İstiklal Mücadelemizin iskeletini oluşturan Kuva-yı Milliye içinde efe ve zeybeklerin etkili olduğu süreç, düzenli ordunun kurulmasına kadar devam eden yılları kapsasa da hiç kuşkusuz destansı bir zaman dilimidir. İşte bunları öğrenmek için çok güzel bir fırsat olarak, muazzam bir çalışmanın ürünü olan Yaşar Aksoy üstadımızın kitabı raflarda yerini aldı.

***

Yaşar Aksoy elli yılı aşkın gazetecilik ve araştırmacı deneyimini Kırmızı Kedi Yayınevi'nce bastırılan “Efeler İsyanı, Kuvayı Milliye Direnişi” isimli kitabına odaklamış. Yörük Ali Efe’den Gökçen Efe’ye zeybek ruhunun ülkemizin bağımsızlık ve kurtuluşuna giden yolda, belge ve canlı tanıklıklarla etkisini epik bir dille anlatırken, adeta tarihe de bu konudaki bilinmeyenlerle ilgili notlar düşüyor.

Milli Aydın Alay Kumandanı Zekai Kaur’un anıları ile işgal İzmir’i ile Osmanlı’nın ve dünyanın konjonktürel dinamikleri eşliğinde Kuvayı Milliye süreci akıcı bir üslup eşliğinde okuyuculara sunuluyor. Öte yandan da efe kültürü detaylı bir şekilde kitapta yer alıyor. Kitapta Etem Oruç’un da vurguladığı gibi, “Kitaba yazılmış ve yazılmamış yasaları ile efe olmak da efe kalmak da zordur. Efelik yürek işidir.
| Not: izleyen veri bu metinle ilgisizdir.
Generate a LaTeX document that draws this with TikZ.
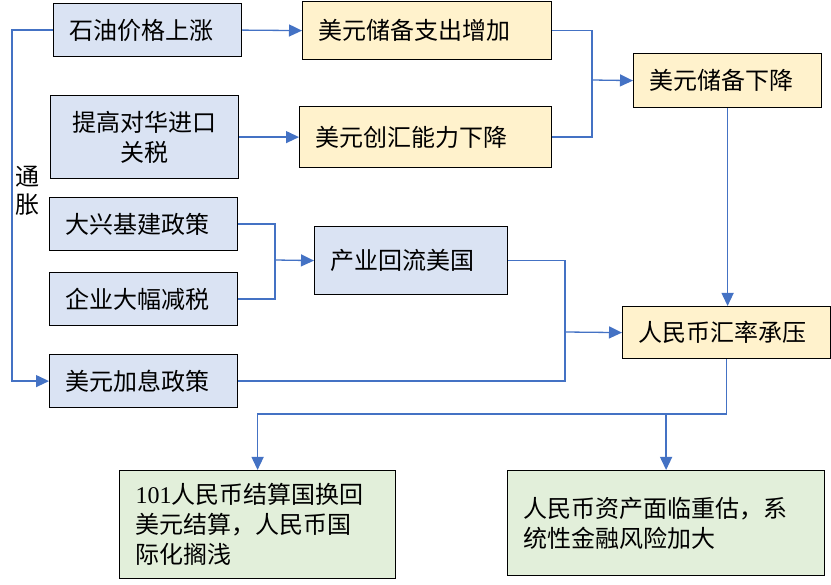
\documentclass[tikz,border=0pt]{standalone}
\usepackage{fontspec}
\setmainfont{Liberation Serif}
\newfontfamily\cjk{Noto Sans CJK SC}
\usetikzlibrary{arrows.meta}
\definecolor{lineblue}{HTML}{4472C4}
\definecolor{fblue}{HTML}{DAE3F3}
\definecolor{fyellow}{HTML}{FFF2CC}
\definecolor{fgreen}{HTML}{E2EFDA}
\begin{document}
\begin{tikzpicture}[x=1pt,y=-1pt,
  box/.style={draw=black, line width=1.2pt, inner xsep=16pt, inner ysep=0pt,
    anchor=north west, align=left, font=\cjk\fontsize{24}{30}\selectfont},
  conn/.style={draw=lineblue, line width=1.3pt},
  arr/.style={conn, -{Triangle[length=13pt,width=12pt]}},
  lbl/.style={inner sep=0pt, align=center, font=\cjk\fontsize{24}{28}\selectfont}]
\useasboundingbox (0,0) rectangle (831,585);
% left column
\node[box, fill=fblue, text width=156pt, minimum height=53pt] (b1) at (53,3) {石油价格上涨};
\node[box, fill=fblue, text width=156pt, minimum height=83pt, align=center] (b2) at (50,95) {提高对华进口\\关税};
\node[box, fill=fblue, text width=156pt, minimum height=53pt] (b3) at (49,197) {大兴基建政策};
\node[box, fill=fblue, text width=156pt, minimum height=53pt] (b4) at (49,272) {企业大幅减税};
\node[box, fill=fblue, text width=156pt, minimum height=53pt] (b5) at (49,354) {美元加息政策};
% middle
\node[box, fill=fyellow, text width=217pt, minimum height=58pt] (y1) at (302,1) {美元储备支出增加};
\node[box, fill=fyellow, text width=220pt, minimum height=61pt] (y2) at (299,106) {美元创汇能力下降};
\node[box, fill=fblue, text width=161pt, minimum height=68pt] (p) at (314,226) {产业回流美国};
% right
\node[box, fill=fyellow, text width=156pt, minimum height=54pt] (y3) at (633,53) {美元储备下降};
\node[box, fill=fyellow, text width=176pt, minimum height=52pt] (r) at (622,306) {人民币汇率承压};
% bottom
\node[box, fill=fgreen, text width=244pt, minimum height=108pt] (g1) at (119,470) {{\rmfamily 101}人民币结算国换回\\美元结算，人民币国\\际化搁浅};
\node[box, fill=fgreen, text width=285pt, minimum height=105pt] (g2) at (507,470) {人民币资产面临重估，系\\统性金融风险加大};
% label
\node[lbl] (tz) at (27.5,191) {通\\胀};
% connectors
\draw[arr] (b1.east) -- (y1.west);
\draw[arr] (b2.east) -- (y2.west);
\coordinate (j1) at (592,80);
\draw[conn] (y1.east) -| (j1) |- (y2.east);
\draw[arr] (j1) -- (y3.west);
\draw[arr] (y3.south) -- (y3.south |- r.north);
\coordinate (j2) at (275,260);
\draw[conn] (b3.east) -| (j2) |- (b4.east);
\draw[arr] (j2) -- (p.west);
\coordinate (j3) at (565,332);
\draw[conn] (p.east) -| (j3) |- (b5.east);
\draw[arr] (j3) -- (r.west);
\coordinate (j4) at (12,200);
\draw[arr] (b1.west) -| (j4) |- (b5.west);
\coordinate (j5) at (727,414);
\draw[arr] (r.south) -- (r.south |- j5) -| (g1.north);
\draw[arr] (g2.north |- j5) -- (g2.north);
\end{tikzpicture}
\end{document}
Ahlaklı, mert, onurlu, zalime acımasız, mazluma merhametli, özüne, diline, kimliğine bağlı, aşına el ve vatanına göz koyana mangal gibi bir yürekle karşı duruşun adıdır efe.”

Destansı bir dönemi, epik kültürün derinliklerinden yüzeye çıkan belgesel bir dille anlatan Yaşar Aksoy’un kitabını tüm okuyucularıma öneriyorum.